Mr Love said the frustration of not being able to reliably make a phone call, whether it's a life-saving one or not, was being felt by those living in regional WA.
"In some areas the landline has been run down and on a lot of isolated farms they are being replaced with mobile patch-over services where instead of a landline you get a dedicated service into your home, which is basically a substitute landline that isn't a mobile," Mr Love said.
As a result of these issues the party has called upon the Federal government to deliver minimum network standards for mobile network performance and develop initiatives and policies to deploy standalone power solutions to improve the reliability of Australia's regional telecommunications services.
"In some places where the NBN has taken over, when the power goes out the landline stops altogether, so mobile communications are actually becoming the ones that do work when the power goes out for a while," Mr Love said.
"We think if instead of relying on power lines there was a solar set up or something it would probably be cheaper than connecting to the power anyway."
Mr Love said the current visa process was also restrictive and costly for unskilled working-holiday makers or backpackers who provided essential support for our agriculture and horticulture sectors.
"The agricultural sector right across Australia is experiencing a critical worker shortage, so it's important that we make the process of attracting workers as easy as possible once international travel resumes," Mr Love said.

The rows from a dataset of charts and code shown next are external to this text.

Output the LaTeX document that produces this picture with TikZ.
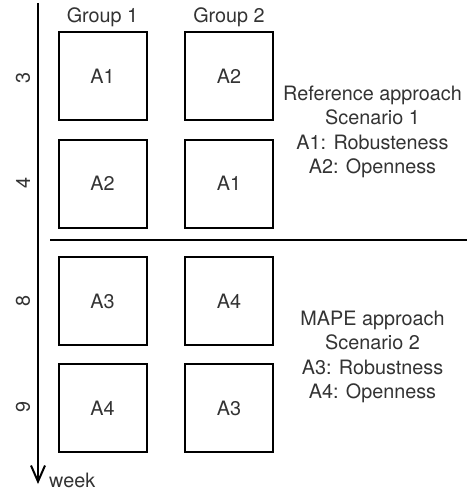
\documentclass[tikz,border=0pt]{standalone}
\usepackage{fontspec}
\setmainfont{TeX Gyre Heros}
\usepackage{xcolor}
\usetikzlibrary{arrows.meta,positioning}
\definecolor{txtgray}{HTML}{333333}

\begin{document}
\begin{tikzpicture}[x=1pt,y=-1pt, every node/.style={font=\fontsize{19.8}{24.5}\selectfont,text=txtgray}, box/.style={draw=black,line width=2pt,minimum size=88pt,inner sep=0pt}, info/.style={align=center}, tick/.style={rotate=90}, >={Straight Barb[length=16pt,width=14pt,line width=2pt]}]
\useasboundingbox (0,0) rectangle (473,492);
% time axis
\coordinate (top) at (38,3);
\coordinate (bot) at (38,484);
\draw[->,line width=2.2pt] (top)--(bot);
\node[anchor=base west,inner sep=0pt] (week) at (49,487) {week};
\node[tick] (w3) at (23,78) {3};
\node[tick] (w4) at (23,183) {4};
\node[tick] (w8) at (23,301) {8};
\node[tick] (w9) at (23,407) {9};
% groups
\node (g1) at (102.5,17) {Group 1};
\node (g2) at (229,17) {Group 2};
\node[box] (a11) at (102.5,76) {A1};
\node[box] (a12) at (229,76) {A2};
\node[box] (a21) at (102.5,183.5) {A2};
\node[box] (a22) at (229,183.5) {A1};
\node[box] (b11) at (102.5,301) {A3};
\node[box] (b12) at (229,301) {A4};
\node[box] (b21) at (102.5,408) {A4};
\node[box] (b22) at (229,408) {A3};
% scenarios
\coordinate (sl) at (50,240);
\coordinate (sr) at (467,240);
\draw[line width=2pt] (sl)--(sr);
\node[info] (s1) at (372.5,132) {Reference approach\\Scenario 1\\A1: Robusteness\\A2: Openness};
\node[info] (s2) at (372.5,357) {MAPE approach\\Scenario 2\\A3: Robustness\\A4: Openness};
\end{tikzpicture}
\end{document}
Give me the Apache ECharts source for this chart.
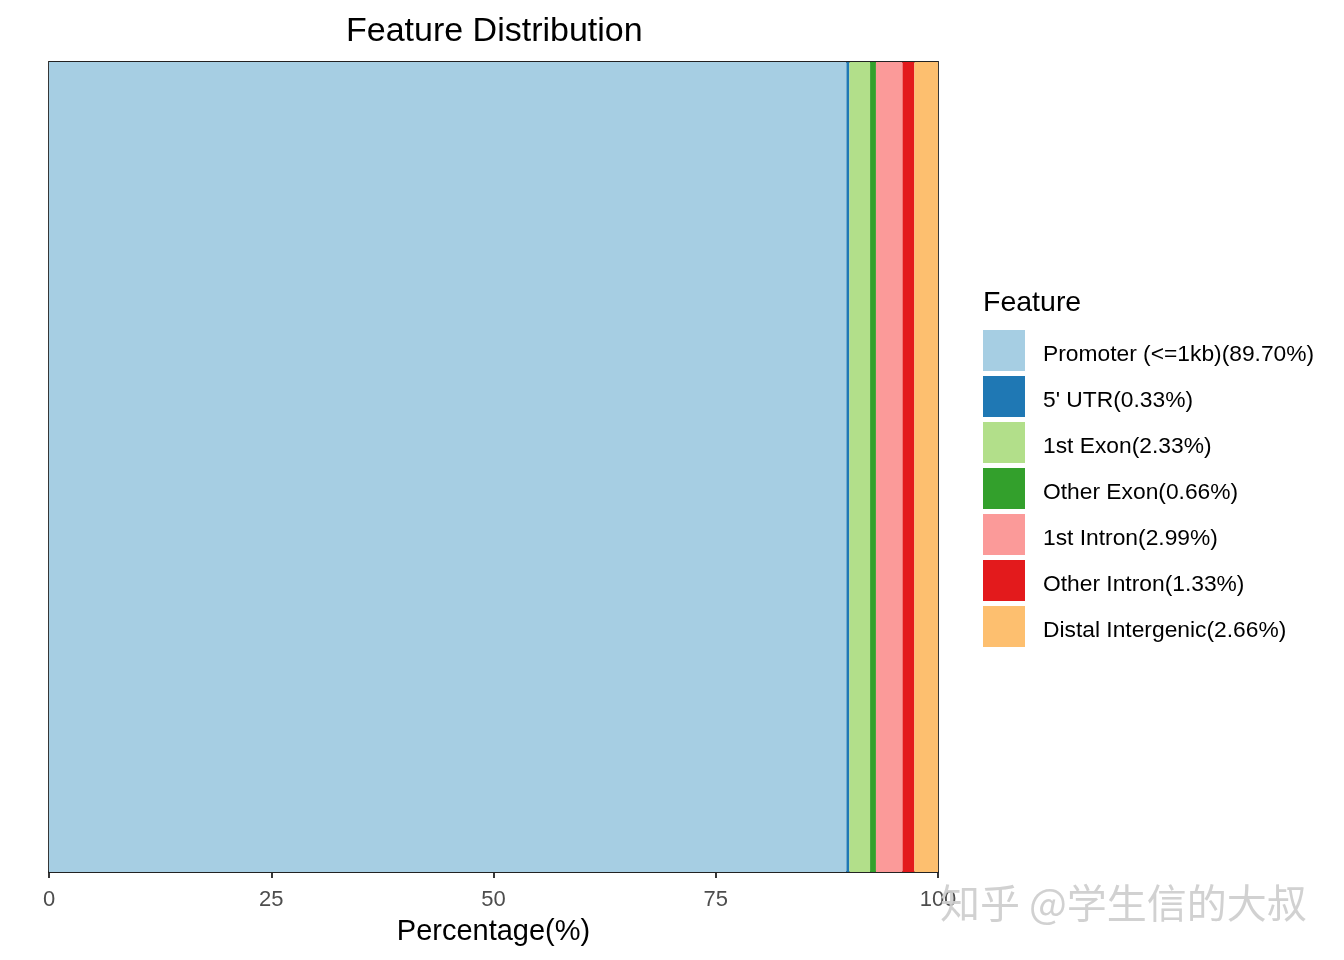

"This will help our essential industries and have economic benefits across Australia, but particularly in regional areas where our food and fibre industries are primarily located."
With the Federal government introducing travel quarantine trials to address the need to urgently fly-in seasonal workers to regional areas, by way of amendment the Nationals moved that the process be taken up by the individual States.
"This way worker shortages could be relieved more quickly by allowing people that have been appropriately quarantined to come straight into the region in which they are needed," Mr Love said.
"Basically we are calling on the State governments to act more quickly to ensure that everyone can benefit from those programs."
The Nationals WA also backed an RAC-supported proposal to extend ANCAP safety ratings to new and used cars at the point of sale to increase consumer awareness of vehicle safety and passed motions calling for greater protections from cyber-attacks for small businesses.
The Nationals WA member Julie Kirby was appointed as president of The Nationals Women's Federal Council, while WA colleague and the party's Federal vice president James Hayward retired from the role.